Their Get Back project, an attempt to perform a live concert of all-new material in January 1969, did not go well. Internal tension between the band members, and collective boredom with the whole Beatles thing, was at its height*. The desultory run-throughs of the new songs were shot by a documentary crew (at Twickenham Film Studios) and the songs were duly put on tape under the supervision of Glyn Johns (at their self-owned Apple Studios, not at Abbey Road). The “concert” ended up being a brief lunch-hour performance from the roof of their Apple office on Savile Row. Iconic as it is now, the rooftop show seemed anti-climactic back then. Apart from the title single which came out that spring, the Get Back project was temporarily shelved.

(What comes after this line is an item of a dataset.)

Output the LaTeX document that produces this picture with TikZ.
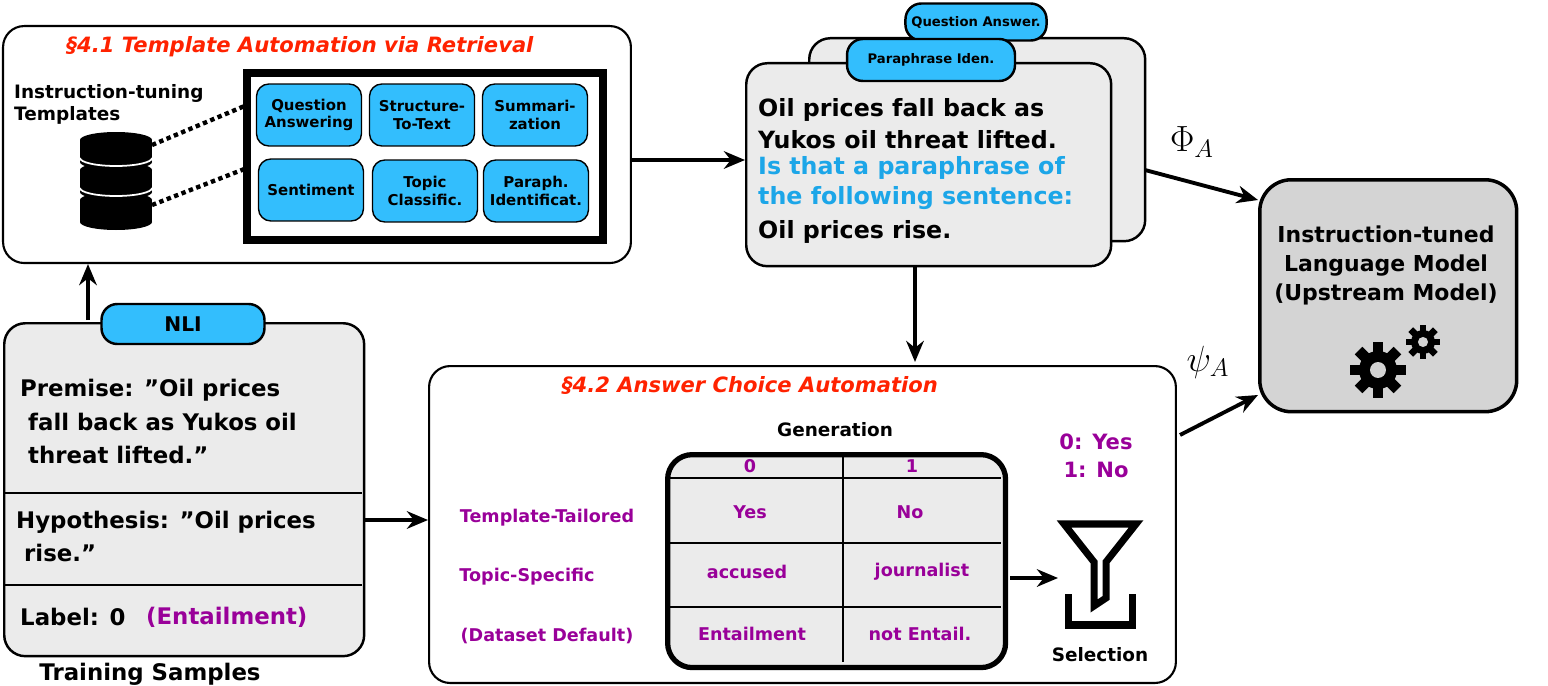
\documentclass[tikz,border=0pt]{standalone}
\usepackage{fontspec}
\setmainfont{DejaVu Sans}
\usetikzlibrary{arrows.meta}
\newcommand{\dq}{\symbol{34}}
\definecolor{tabblue}{RGB}{51,190,253}
\definecolor{cardgray}{RGB}{235,235,235}
\definecolor{modelgray}{RGB}{212,212,212}
\definecolor{purp}{RGB}{153,0,153}
\definecolor{titlered}{RGB}{255,34,0}
\definecolor{qblue}{RGB}{28,166,232}
\begin{document}
\begin{tikzpicture}[x=0.02cm,y=-0.02cm,
  box/.style={draw,line width=1.2pt,rounded corners=12pt},
  card/.style={draw,line width=1.4pt,rounded corners=12pt,fill=cardgray},
  tpl/.style={draw,line width=0.8pt,rounded corners=7pt,fill=tabblue,align=center,font=\bfseries\fontsize{8.5}{10}\selectfont,minimum width=2.1cm,minimum height=1.24cm,inner sep=1pt},
  tab/.style={draw,line width=1.4pt,rounded corners=9pt,fill=tabblue,font=\bfseries\fontsize{7.5}{8}\selectfont},
  big/.style={font=\bfseries\fontsize{13.5}{15}\selectfont,anchor=west},
  mid/.style={font=\bfseries\fontsize{10.5}{12.5}\selectfont},
  pl/.style={font=\bfseries\fontsize{10}{11}\selectfont,text=purp},
  ttl/.style={font=\bfseries\itshape\fontsize{12}{13}\selectfont,text=titlered},
  arr/.style={-{Stealth[length=12pt,width=10pt]},line width=2.2pt}]
\useasboundingbox (0,0) rectangle (1548,686);

% template automation box
\node[box,minimum width=12.56cm,minimum height=4.74cm,anchor=north west] (tbox) at (2,25) {};
\node[ttl] at (300,47) {§4.1 Template Automation via Retrieval};
\node[mid,align=left,anchor=north west] (itt) at (8,78) {Instruction-tuning\\Templates};
% database
\foreach \y in {140,170,200}{
  \fill (80,\y) rectangle (152,\y+22);
  \fill (116,\y+22) ellipse [x radius=36,y radius=8];
  \fill (116,\y) ellipse [x radius=36,y radius=8];
}
\draw[white,line width=1pt] (80,158) arc[start angle=180,end angle=360,x radius=36,y radius=-8];
\draw[white,line width=1pt] (80,188) arc[start angle=180,end angle=360,x radius=36,y radius=-8];
\coordinate (db1) at (152,145);
\coordinate (db2) at (152,205);
\draw[line width=5pt] (247,73) rectangle (603,240);
\coordinate (tl1) at (247,105);
\coordinate (tl2) at (247,168);
\draw[dotted,line width=2.5pt] (db1) -- (tl1);
\draw[dotted,line width=2.5pt] (db2) -- (tl2);
\node[tpl] (qa) at (309,115) {Question\\Answering};
\node[tpl] (st) at (422,115) {Structure-\\To-Text};
\node[tpl] (su) at (535,115) {Summari-\\zation};
\node[tpl] (se) at (311,190) {Sentiment};
\node[tpl] (tc) at (425,191) {Topic\\Classific.};
\node[tpl] (pi) at (536,191) {Paraph.\\Identificat.};

% stacked cards
\node[card,minimum width=6.72cm,minimum height=4.06cm,anchor=north west] (back) at (808,37) {};
\node[tab,minimum width=2.56cm,minimum height=0.74cm] (qtab) at (976,22) {Question Answer.};
\node[card,minimum width=7.3cm,minimum height=4.06cm,anchor=north west] (front) at (745,62) {};
\node[tab,minimum width=3.36cm,minimum height=0.84cm] (ptab) at (931,60) {Paraphrase Iden.};
\node[big] at (752,110) {Oil prices fall back as};
\node[big] at (752,140) {Yukos oil threat lifted.};
\node[big,text=qblue] at (752,168) {Is that a paraphrase of};
\node[big,text=qblue] at (752,198) {the following sentence:};
\node[big] at (752,232) {Oil prices rise.};

% model
\node[draw,line width=2pt,rounded corners=18pt,fill=modelgray,minimum width=5.14cm,minimum height=4.64cm,anchor=north west] (lm) at (1258,178) {};
\node[font=\bfseries\fontsize{12.5}{16.5}\selectfont,align=center] at (1386,265) {Instruction-tuned\\Language Model\\(Upstream Model)};
\foreach \cx/\cy/\r in {1378/370/19,1423/342/12}{
  \fill (\cx,\cy) circle[radius=\r];
  \foreach \a in {0,45,...,315}{
    \fill[rotate around={\a:(\cx,\cy)}] (\cx-0.28*\r,\cy-1.45*\r) rectangle (\cx+0.28*\r,\cy);
  }
  \fill[modelgray] (\cx,\cy) circle[radius=0.42*\r];
}

% arrows top
\draw[arr] (tbox.east |- 0,160) -- (front.west |- 0,160);
\draw[arr] (1145,170) -- (lm.west |- 0,200);
\node[font=\fontsize{20}{22}\selectfont] at (1192,142) {$\Phi_A$};
\draw[arr] (front.south -| 915,0) -- (915,362);

% answer box
\node[box,minimum width=14.94cm,minimum height=6.34cm,anchor=north west] (abox) at (428,365) {};
\node[ttl] at (750,385) {§4.2 Answer Choice Automation};
\draw[arr] (1180,435) -- (lm.west |- 0,395);
\node[font=\fontsize{20}{22}\selectfont] at (1208,362) {$\psi_A$};
\node[mid] at (835,430) {Generation};
\node[draw,line width=3pt,rounded corners=14pt,fill=cardgray,minimum width=6.76cm,minimum height=4.26cm,anchor=north west] (tab) at (665,452) {};
\draw[line width=0.8pt] (843,455) -- (843,662);
\draw[line width=1.2pt] (667,478) -- (1001,478);
\draw[line width=1pt] (667,543) -- (1001,543);
\draw[line width=1pt] (667,607) -- (1001,607);
\node[pl] at (750,466) {0};
\node[pl] at (912,466) {1};
\node[pl] at (750,512) {Yes};
\node[pl] at (910,512) {No};
\node[pl] at (747,572) {accused};
\node[pl] at (922,572) {journalist};
\node[pl] at (752,634) {Entailment};
\node[pl] at (920,634) {not Entail.};
\node[pl] at (547,518) {Template-Tailored};
\node[pl] at (527,577) {Topic-Specific};
\node[pl] at (547,636) {(Dataset Default)};
\node[pl,font=\bfseries\fontsize{12}{16}\selectfont,align=center] at (1096,456) {0: Yes\\1: No};
% filter
\coordinate (sel) at (1058,578);
\draw[arr] (1010,578) -- (sel);
\draw[line width=4pt,line join=miter] (1064,524) -- (1136,524) -- (1106,562) -- (1106,598) -- (1094,606) -- (1094,562) -- cycle;
\draw[line width=4pt] (1068,594) -- (1068,625) -- (1132,625) -- (1132,594);
\node[mid] at (1100,655) {Selection};

% training sample card
\node[card,minimum width=7.2cm,minimum height=6.66cm,anchor=north west] (ts) at (3,322) {};
\draw[line width=1.2pt] (4,493) -- (362,493);
\draw[line width=1.2pt] (4,585) -- (362,585);
\node[tab,font=\bfseries\fontsize{11.5}{13}\selectfont,minimum width=3.26cm,minimum height=0.8cm] (nli) at (183,324) {NLI};
\tikzset{tsx/.style={big,font=\bfseries\fontsize{13}{14}\selectfont}}
\node[tsx] at (14,390) {Premise: \dq Oil prices};
\node[tsx] at (14,422) {\ fall back as Yukos oil};
\node[tsx] at (14,455) {\ threat lifted.\dq};
\node[tsx] at (10,522) {Hypothesis: \dq Oil prices};
\node[tsx] at (10,553) {\ rise.\dq};
\node[tsx] at (14,617) {Label: 0};
\node[tsx,text=purp] at (140,617) {(Entailment)};
\node[tsx,anchor=center] at (150,674) {Training Samples};
\draw[arr] (88,320) -- (tbox.south -| 88,0);
\draw[arr] (ts.east |- 0,520) -- (abox.west |- 0,520);
\end{tikzpicture}
\end{document}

There actually wasn’t a clear division between the end of the Get Back sessions and the beginning of what came to be Abbey Road. As late as April 1969, they recorded things like “Oh! Darling” and “Something” under the impression they were for the completion of the earlier project. When it became clear the Get Back project was a fizzle (for now), the Beatles decided put their differences aside, summon their long-time producer George Martin, and craft one more well-polished studio gem as a proper cap to their career.  Over the summer of ‘69, the walls of Studio Two were witness to the creation of “Come Together,” “Octopus’s Garden,” “Here Comes The Sun,” “Golden Slumbers,” “Because,” and several others that formed the sonic tapestry of their final project**, including the aptly titled “The End.” The resulting album is a lot of people’s favorite — it’s filled with good energy, more close three-part harmonies than any of their recordings in years, and tinged with the perfect amount of elegiac, end-of-the-ride sadness. (Despite this, the ever-mercurial Beatles did briefly entertain plans for a follow-up album, with a democratic track listing of four Lennon songs, four McCartney songs, four Harrison songs — and two for Ringo if he wanted — but business/managerial disputes sunk the idea, and ultimately the band.)